Wednesday, September 14, 2016
Intelligence, Basic Instinct, and Kumatoes
In one scenario researchers were trying to find out if mammals recognized themselves in a mirror. Adult dolphins and chimpanzees easily recognized themselves and turned their heads from side to side got up close to the mirror so they could see their own features. A human child doesn't recognize themselves until about 18 months of age. At that age a human child recognizes a red dot on their cheek as something new and quickly reaches for the dot to scratch it off.
A group of four dolphins were seen in the water hunting for food together. One dolphin purposefully stirred up the muddy bottom so fish would jump into the mouths of the other three dolphin. This type of behavior was repeated over and over again. Groups of mammals work in concert for the benefit of the group. If we see someone walking towards a door with a heavy package we instinctively hurry to open the door for them.
In another scenario researchers placed one monkey in a cage and another monkey outside the cage. Both monkeys were strangers. The researchers gave the monkey on the outside some fresh fruit. The monkey on the inside was given nothing. The monkey on the outside unlocked the cage to share the fruit with the monkey who was a stranger in the cage. If we discover our neighbors need help we offer to help them.

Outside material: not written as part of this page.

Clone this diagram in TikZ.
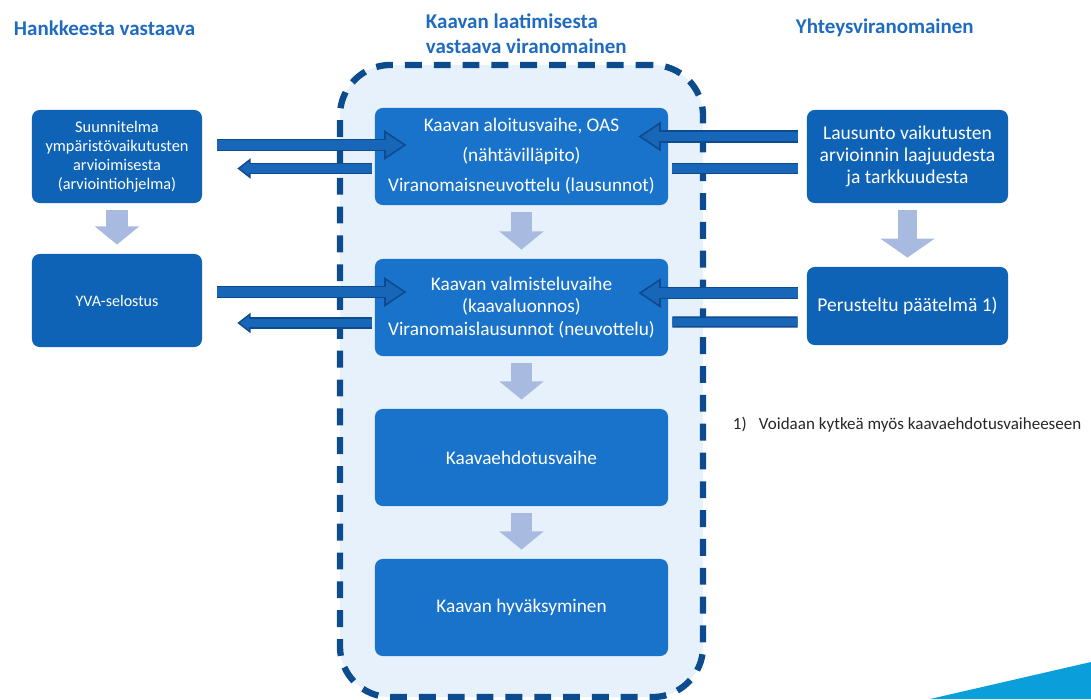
\documentclass[tikz,border=0pt]{standalone}
\usepackage{fontspec}
\setmainfont{Carlito}
\usepackage{tikz}
\usetikzlibrary{arrows.meta, calc}
\definecolor{headblue}{HTML}{1F6BBF}
\definecolor{sideblue}{HTML}{0F63B6}
\definecolor{phaseblue}{HTML}{1A73CB}
\definecolor{framedark}{HTML}{0C4C8E}
\definecolor{framefill}{HTML}{E7F1FB}
\definecolor{downblue}{HTML}{A8BAE0}
\definecolor{flowdark}{HTML}{0E4A8E}
\definecolor{flowmid}{HTML}{1766B8}
\definecolor{swooshblue}{HTML}{0A9FDB}
\definecolor{notegray}{HTML}{262626}

\begin{document}
\begin{tikzpicture}[x=0.025cm, y=-0.025cm,
        header/.style={anchor=west, align=left, text=headblue, font=\bfseries\fontsize{14.9}{17.8}\selectfont},
        sidebox/.style={rectangle, rounded corners=5.5pt, fill=sideblue, text=white, align=center, minimum width=4.25cm, inner sep=2pt},
        phasebox/.style={rectangle, rounded corners=5.5pt, fill=phaseblue, text=white, align=center, minimum width=7.325cm, minimum height=2.425cm, inner sep=2pt, font=\fontsize{13.7}{21.3}\selectfont},
        frame/.style={rectangle, draw=framedark, fill=framefill, line width=4.5pt, dash pattern=on 12pt off 8.5pt, rounded corners=36pt, minimum width=9.075cm, minimum height=15.8cm},
        down/.style={draw=downblue, line width=15pt, -{Triangle[length=13pt, width=31pt]}, shorten <=5pt, shorten >=6.5pt},
        flowbig/.style={draw=flowdark, line width=9pt, -{Triangle[length=16pt, width=20pt]}, postaction={draw=flowmid, line width=6.6pt, shorten >=2.3pt, -{Triangle[length=12.4pt, width=15.5pt]}}},
        flowsmall/.style={draw=flowdark, line width=8pt, -{Triangle[length=9.5pt, width=14pt]}, postaction={draw=flowmid, line width=5.8pt, shorten >=1.9pt, -{Triangle[length=6.4pt, width=9.4pt]}}},
        flowbar/.style={draw=flowdark, line width=8pt, postaction={draw=flowmid, line width=5.8pt}}]
        \useasboundingbox (0,0) rectangle (1091,699);

        \fill[swooshblue] (930,699) -- (1091,662) -- (1091,699) -- cycle;

        \node (head-left) at (9,28)[header] {Hankkeesta vastaava};
        \node (head-mid) at (421,34)[header] {Kaavan laatimisesta\\vastaava viranomainen};
        \node (head-right) at (791,28)[header] {Yhteysviranomainen};

        \node (authority) at (521.5,381)[frame] {};

        \node (plan) at (117,156.5)[sidebox, minimum height=2.325cm, font=\fontsize{11.6}{13.4}\selectfont] {Suunnitelma\\ympäristövaikutusten\\arvioimisesta\\(arviointiohjelma)};
        \node (yva) at (117,300.5)[sidebox, minimum height=2.325cm, font=\fontsize{11.4}{13}\selectfont] {YVA-selostus};

        \node (oas) at (521.5,156.5)[phasebox] {Kaavan aloitusvaihe, OAS\\(nähtävilläpito)\\Viranomaisneuvottelu (lausunnot)};
        \node (valm) at (521.5,307.5)[phasebox, font=\fontsize{13.7}{15.8}\selectfont] {Kaavan valmisteluvaihe\\(kaavaluonnos)\\Viranomaislausunnot (neuvottelu)};
        \node (ehdotus) at (521.5,457.5)[phasebox] {Kaavaehdotusvaihe};
        \node (hyvaks) at (521.5,607.5)[phasebox] {Kaavan hyväksyminen};

        \node (lausunto) at (907.5,156.5)[sidebox, minimum width=5.025cm, minimum height=2.325cm, font=\fontsize{13.9}{15.8}\selectfont] {Lausunto vaikutusten\\arvioinnin laajuudesta\\ja tarkkuudesta};
        \node (paatelma) at (907.5,306)[sidebox, minimum width=5.025cm, minimum height=1.95cm, font=\fontsize{13.9}{15.8}\selectfont] {Perusteltu päätelmä 1)};

        \node (note) at (728,425)[anchor=west, text=notegray, font=\fontsize{12.1}{14}\selectfont] {\makebox[18.5pt][l]{1)}Voidaan kytkeä myös kaavaehdotusvaiheeseen};

        \draw[down] (plan) -- (yva);
        \draw[down] (oas) -- (valm);
        \draw[down] (valm) -- (ehdotus);
        \draw[down] (ehdotus) -- (hyvaks);
        \draw[down, line width=14pt, -{Triangle[length=13.5pt, width=38pt]}] (lausunto) -- (paatelma);

        \draw[flowbig] ($(plan.east)+(15,-11.5)$) -- ($(oas.west)+(32,-11.5)$);
        \draw[flowsmall] ($(oas.west)+(-3,12)$) -- ($(plan.east)+(35,12)$);
        \draw[flowbig] ($(lausunto.west)+(-9,-20)$) -- ($(oas.east)+(-30,-20)$);
        \draw[flowbar] ($(oas.east)+(4,12)$) -- ($(lausunto.west)+(-9,12)$);

        \draw[flowbig] ($(yva.east)+(15,-8.5)$) -- ($(valm.west)+(32,-15.5)$);
        \draw[flowsmall] ($(valm.west)+(-3,15.5)$) -- ($(yva.east)+(35,22.5)$);
        \draw[flowbig] ($(paatelma.west)+(-9,-13)$) -- ($(valm.east)+(-30,-14.5)$);
        \draw[flowbar] ($(valm.east)+(4,14.5)$) -- ($(paatelma.west)+(-9,16)$);
    \end{tikzpicture}
\end{document}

I wonder which is dominant, human intelligence or basic instincts. When the Native Americans learned the pilgrims were starving at Thanksgiving they shared their food with the pilgrims. Later Native Americans were driven off their land so the pilgrims could claim that same land as their own. Did the pilgrims forget who had helped them when they were starving. Does a distorted form of intelligence make us choose self serving goals over the basic instinct of helping others?

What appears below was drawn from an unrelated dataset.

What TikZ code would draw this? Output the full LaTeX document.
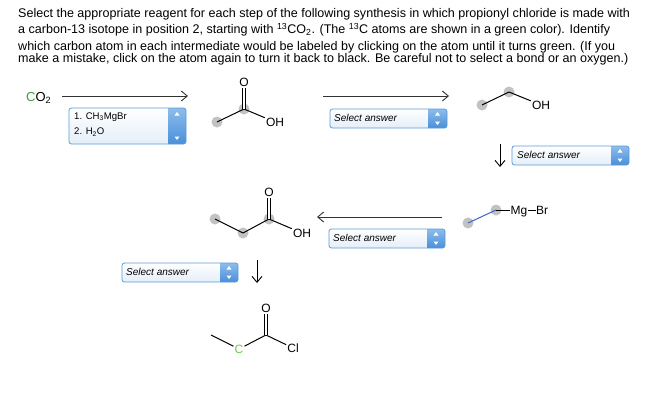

At the market this past weekend someone needed help and asked for it. Gary said he'd help them. I confess my first thought was all the work we had to do packing up our displays. It isn't always easy for me to practice my basic instinct of helping those in need. As I left the market a farmer came over and gave me a package of kumatoes to try. I'd had selfish thoughts and then someone else was selflessly sharing with me. Each day I can learn from others and I am reminded to try to do better.